Nah, I don't need to, but you really ought to work on your reading comprehension. Just to be extra clear: "Intel is in serious trouble" does
not mean "Intel is losing" or anything similar. It simply means that they are in serious trouble. What trouble? They stand to lose a lot of market share across multiple large segments of their business of they don't get their act together quick: consumer (mainly desktop, but also laptops), enterprise/workstation/HEDT, and server.
They still have a minor process advantage, but that's going away soon thanks to their 3-years-late 10nm process and the soon-to-arrive 7nm processes from TSMC and GloFo (which from all reports should be competitive at least in feature size - we'll have to see in terms of power and clock scaling). Considering that Intel has delayed the launch of 10nm several times, and the only "product" they have launched on it is a gimped-beyond-belief i3 with a disabled iGPU and an oddly high TDP (considering it doesn't have an iGPU) that it reportedly strong-armed OEMs into building laptops around to say they have "shipping 10nm", it really wouldn't be surprising if 10nm suffered even more delays.
They also have a <1GHz clock speed advantage on the high end, but chances are that lead will shrink significantly if not disappear outright as AMD moves to a process that wasn't primarily designed for low-power mobile parts. It's true that the 2700X draws a lot of power at high clocks, but that's due to pushing clocks on a process not designed for this. 7nm is very, very likely to change this.

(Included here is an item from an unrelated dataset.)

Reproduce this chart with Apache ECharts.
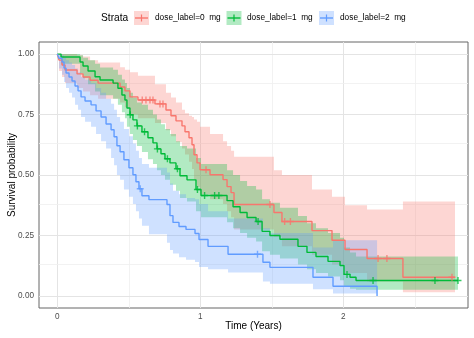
<!DOCTYPE html>
<html><head><meta charset="utf-8">
<script src="https://cdn.jsdelivr.net/npm/echarts@6/dist/echarts.min.js"></script>
<style>html,body{margin:0;padding:0;background:#fff}#c{width:474px;height:338px}</style>
</head><body><div id="c"></div>
<script>
// ---------- data ----------
const strata = ['dose_label=0  mg', 'dose_label=1  mg', 'dose_label=2  mg'];
const xTicks = [0, 1, 2];
const xMinor = [0.5, 1.5, 2.5];
const yTicks = [0, 0.25, 0.5, 0.75, 1];
const yMinor = [0.125, 0.375, 0.625, 0.875];

// dose 0 mg
const time0 = [0,0.012,0.033,0.054,0.138,0.180,0.229,0.285,0.439,0.473,0.508,0.564,0.683,0.760,0.795,0.830,0.872,0.893,0.921,0.942,0.956,0.977,0.998,1.068,1.159,1.187,1.215,1.236,1.515,1.571,1.781,1.921,2.012,2.166,2.417,2.781];
const surv0 = [1.0,0.975,0.955,0.934,0.918,0.905,0.892,0.880,0.864,0.848,0.823,0.810,0.794,0.769,0.745,0.724,0.703,0.679,0.654,0.625,0.584,0.550,0.522,0.501,0.481,0.452,0.427,0.378,0.345,0.308,0.270,0.230,0.192,0.155,0.077,0.077];
const upper0 = [1,1,1,1,0.995,0.99,0.975,0.965,0.946,0.935,0.925,0.91,0.875,0.84,0.82,0.80,0.77,0.755,0.745,0.74,0.73,0.72,0.70,0.67,0.64,0.62,0.60,0.575,0.52,0.50,0.44,0.41,0.375,0.357,0.39,0.39];
const lower0 = [1,0.93,0.905,0.88,0.86,0.845,0.83,0.815,0.80,0.78,0.75,0.735,0.715,0.685,0.66,0.635,0.61,0.585,0.555,0.525,0.48,0.45,0.42,0.40,0.38,0.35,0.325,0.275,0.245,0.205,0.17,0.13,0.095,0.06,0.015,0.015];
const censorTime0 = [0.594,0.620,0.648,0.669,0.718,0.739,1.040,1.487,1.590,1.630,2.243,2.305,2.760];
const censorSurv0 = [0.810,0.810,0.810,0.810,0.794,0.794,0.522,0.378,0.308,0.308,0.155,0.155,0.077];

// dose 1 mg
const time1 = [0,0.026,0.159,0.180,0.215,0.264,0.299,0.390,0.424,0.452,0.473,0.487,0.508,0.529,0.557,0.592,0.634,0.669,0.697,0.725,0.753,0.788,0.830,0.858,0.907,0.970,1.005,1.187,1.229,1.278,1.327,1.390,1.432,1.487,1.557,1.683,1.746,1.809,1.893,1.977,2.005,2.047,2.089,2.802];
const surv1 = [1.0,0.988,0.967,0.951,0.930,0.906,0.893,0.880,0.859,0.831,0.810,0.777,0.749,0.728,0.703,0.679,0.654,0.633,0.608,0.588,0.567,0.550,0.526,0.497,0.480,0.440,0.415,0.394,0.369,0.345,0.324,0.308,0.267,0.250,0.234,0.205,0.180,0.163,0.143,0.126,0.089,0.077,0.064,0.064];
const upper1 = [1,1,0.995,0.985,0.975,0.96,0.945,0.935,0.915,0.895,0.88,0.86,0.84,0.82,0.80,0.79,0.77,0.75,0.73,0.71,0.69,0.67,0.64,0.62,0.61,0.57,0.545,0.52,0.50,0.475,0.455,0.44,0.40,0.385,0.365,0.33,0.30,0.28,0.26,0.24,0.20,0.18,0.163,0.163];
const lower1 = [1,0.96,0.92,0.90,0.875,0.845,0.83,0.815,0.79,0.76,0.735,0.70,0.67,0.645,0.62,0.595,0.565,0.545,0.52,0.50,0.48,0.46,0.435,0.405,0.39,0.35,0.325,0.305,0.28,0.26,0.24,0.225,0.185,0.17,0.155,0.13,0.11,0.095,0.08,0.065,0.04,0.03,0.025,0.025];
const censorTime1 = [0.510,0.560,0.610,0.700,0.770,0.840,0.980,1.030,1.100,1.130,1.404,2.026,2.208,2.641,2.802];
const censorSurv1 = [0.749,0.703,0.679,0.608,0.567,0.526,0.440,0.415,0.415,0.415,0.308,0.089,0.064,0.064,0.064];

// dose 2 mg
const time2 = [0,0.012,0.033,0.047,0.061,0.082,0.103,0.124,0.145,0.166,0.194,0.236,0.271,0.306,0.341,0.376,0.397,0.417,0.439,0.466,0.501,0.529,0.550,0.571,0.592,0.641,0.767,0.788,0.809,0.851,0.900,0.963,0.991,1.054,1.194,1.438,1.487,1.788,1.928,2.236];
const surv2 = [1.0,0.983,0.967,0.942,0.922,0.905,0.889,0.868,0.848,0.823,0.806,0.790,0.765,0.740,0.711,0.687,0.658,0.621,0.596,0.563,0.530,0.501,0.472,0.443,0.414,0.398,0.378,0.332,0.304,0.287,0.275,0.258,0.233,0.205,0.172,0.139,0.118,0.077,0.040,0.0];
const upper2 = [1,1,0.995,0.985,0.975,0.965,0.955,0.94,0.925,0.905,0.895,0.88,0.86,0.84,0.815,0.795,0.77,0.74,0.72,0.69,0.66,0.63,0.60,0.57,0.545,0.53,0.51,0.465,0.435,0.42,0.405,0.40,0.38,0.35,0.32,0.28,0.26,0.20,0.23,0.23];
const lower2 = [1,0.94,0.915,0.885,0.86,0.84,0.82,0.79,0.77,0.74,0.72,0.70,0.67,0.64,0.61,0.57,0.54,0.50,0.48,0.44,0.41,0.38,0.35,0.32,0.29,0.255,0.22,0.19,0.175,0.16,0.15,0.14,0.12,0.11,0.097,0.06,0.05,0.028,0.01,0.01];
const censorTime2 = [0.580,1.400];
const censorSurv2 = [0.443,0.172];

// ---------- styling ----------
const lineColors = ['#F8766D', '#00BA38', '#619CFF'];
const bandColors = ['rgba(248,118,109,0.3)', 'rgba(0,186,56,0.3)', 'rgba(97,156,255,0.3)'];
const FONT = 'Liberation Sans, Arial, Helvetica, sans-serif';
const plus = 'path://M4,0h2v4h4v2h-4v4h-2v-4h-4v-2h4z';

const groups = [
  {t: time0, s: surv0, up: upper0, lo: lower0, ct: censorTime0, cs: censorSurv0},
  {t: time1, s: surv1, up: upper1, lo: lower1, ct: censorTime1, cs: censorSurv1},
  {t: time2, s: surv2, up: upper2, lo: lower2, ct: censorTime2, cs: censorSurv2}
];

const series = [];
// gridlines (drawn through the axes' scales)
const gridLines = [];
xTicks.forEach(v => gridLines.push({xAxis: v, lineStyle: {color: '#e4e4e4', width: 1, type: 'solid'}}));
xMinor.forEach(v => gridLines.push({xAxis: v, lineStyle: {color: '#efefef', width: 0.8, type: 'solid'}}));
yTicks.forEach(v => gridLines.push({yAxis: v, lineStyle: {color: '#e4e4e4', width: 1, type: 'solid'}}));
yMinor.forEach(v => gridLines.push({yAxis: v, lineStyle: {color: '#efefef', width: 0.8, type: 'solid'}}));
series.push({
  type: 'line', name: 'grid', data: [], silent: true, z: 1,
  markLine: {silent: true, symbol: 'none', label: {show: false}, animation: false, z: 1, data: gridLines}
});

// step-shaped confidence bands: one polygon per stratum
function bandRender(color) {
  return function (params, api) {
    if (params.dataIndexInside !== 0) return null;
    const n = params.dataInsideLength;
    const top = [], bot = [];
    for (let i = 0; i < n; i++) {
      const t = api.value(0, i), lo = api.value(1, i), up = api.value(2, i);
      const tNext = i < n - 1 ? api.value(0, i + 1) : t;
      top.push(api.coord([t, up]), api.coord([tNext, up]));
      bot.push(api.coord([t, lo]), api.coord([tNext, lo]));
    }
    const pts = top.concat(bot.reverse());
    return {type: 'polygon', shape: {points: pts}, style: {fill: color, stroke: null}, silent: true};
  };
}
groups.forEach((g, k) => {
  series.push({
    type: 'custom', name: strata[k] + ' band', coordinateSystem: 'cartesian2d', z: 2, silent: true,
    renderItem: bandRender(bandColors[k]),
    encode: {x: 0, y: [1, 2]},
    data: g.t.map((v, i) => [v, g.lo[i], g.up[i]])
  });
});
groups.forEach((g, k) => {
  series.push({
    type: 'line', name: strata[k], step: 'end', symbol: 'none', z: 3,
    lineStyle: {color: lineColors[k], width: 1.4},
    data: g.t.map((v, i) => [v, g.s[i]])
  });
});
groups.forEach((g, k) => {
  series.push({
    type: 'scatter', name: strata[k] + ' censor', symbol: plus, symbolSize: 7, z: 4,
    itemStyle: {color: lineColors[k]},
    data: g.ct.map((v, i) => [v, g.cs[i]])
  });
});

// legend drawn as graphic (ggplot-style keys)
const keyX = [134, 226.5, 319];
const labelX = [155, 247, 340];
const graphics = [{
  type: 'text', style: {text: 'Strata', x: 101, y: 18, fill: '#000', font: '10.2px ' + FONT, verticalAlign: 'middle', align: 'left'}
}];
strata.forEach((name, k) => {
  graphics.push({type: 'rect', shape: {x: keyX[k], y: 11, width: 15, height: 14}, style: {fill: bandColors[k]}});
  graphics.push({type: 'line', shape: {x1: keyX[k] + 1, y1: 18, x2: keyX[k] + 14, y2: 18}, style: {stroke: lineColors[k], lineWidth: 1.4}});
  graphics.push({type: 'line', shape: {x1: keyX[k] + 7.5, y1: 14.5, x2: keyX[k] + 7.5, y2: 21.5}, style: {stroke: lineColors[k], lineWidth: 1.2}});
  graphics.push({type: 'text', style: {text: name, x: labelX[k], y: 18, fill: '#000', font: '8.3px ' + FONT, verticalAlign: 'middle', align: 'left'}});
});

const option = {
  animation: false,
  backgroundColor: '#fff',
  grid: {left: 39, top: 42, width: 429, height: 266, show: true, borderColor: '#666', borderWidth: 1,
    backgroundColor: '#fff', outerBoundsMode: 'none', containLabel: false},
  xAxis: {
    type: 'value', min: -0.128, max: 2.872,
    splitLine: {show: false}, axisLine: {show: false},
    axisTick: {show: true, customValues: xTicks, length: 3, lineStyle: {color: '#333'}},
    axisLabel: {customValues: xTicks, color: '#4d4d4d', fontSize: 8.2, margin: 5, fontFamily: FONT},
    name: 'Time (Years)', nameLocation: 'middle', nameGap: 13, nameMoveOverlap: false,
    nameTextStyle: {fontSize: 10, color: '#000', fontFamily: FONT}
  },
  yAxis: {
    type: 'value', min: -0.05, max: 1.05,
    splitLine: {show: false}, axisLine: {show: false},
    axisTick: {show: true, customValues: yTicks, length: 3, lineStyle: {color: '#333'}},
    axisLabel: {customValues: yTicks, color: '#4d4d4d', fontSize: 8.2, margin: 5, fontFamily: FONT,
      formatter: v => v.toFixed(2)},
    name: 'Survival probability', nameLocation: 'middle', nameGap: 22, nameRotate: 90, nameMoveOverlap: false,
    nameTextStyle: {fontSize: 10, color: '#000', fontFamily: FONT}
  },
  graphic: graphics,
  series: series
};
const chart = echarts.init(document.getElementById('c'));
chart.setOption(option);
</script></body></html>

Not to mention that the base Zen design is almost scary efficient at lower clocks, beating out Intel in perf/w <=3.5GHz. Intel still wins in mobile (due to low-power RAM and various platform optimizations that they've nailed down over the years), but they're not moving forward much.
Intel also have a ~10% (average) IPC advantage, but AMD has promised significant IPC increases for Zen2. Current rumors say 10-15%, but even if it's as low as 5% average (or average in gaming loads, which matter most to enthusiasts and consumers), that eats significantly into Intel's performance lead as long as clocks increase to match.
In short: Intel is in serious trouble. It needs to get its disastrous 10nm process out the door, preferably yesterday. It needs an architecture update to increase IPC as their arch hasn't changed (at all!) since Skylake. It needs to stop the idiotic chipset segregation, forcing users to pay for new motherboards that aren't necessary at all, which is pushing users away. It needs to get its PR somewhat in line with reality (stop acting like they're light-years ahead of everyone else, and avoid catastrophes like the "28 cores at 5GHz!!!!" debacle, and so on). Intel has so damn much to lose, and over the last year it hasn't shown much in the way of initiative or ability to staunch the bleeding. Of course, they might still pull this off. But I'm not confident in that.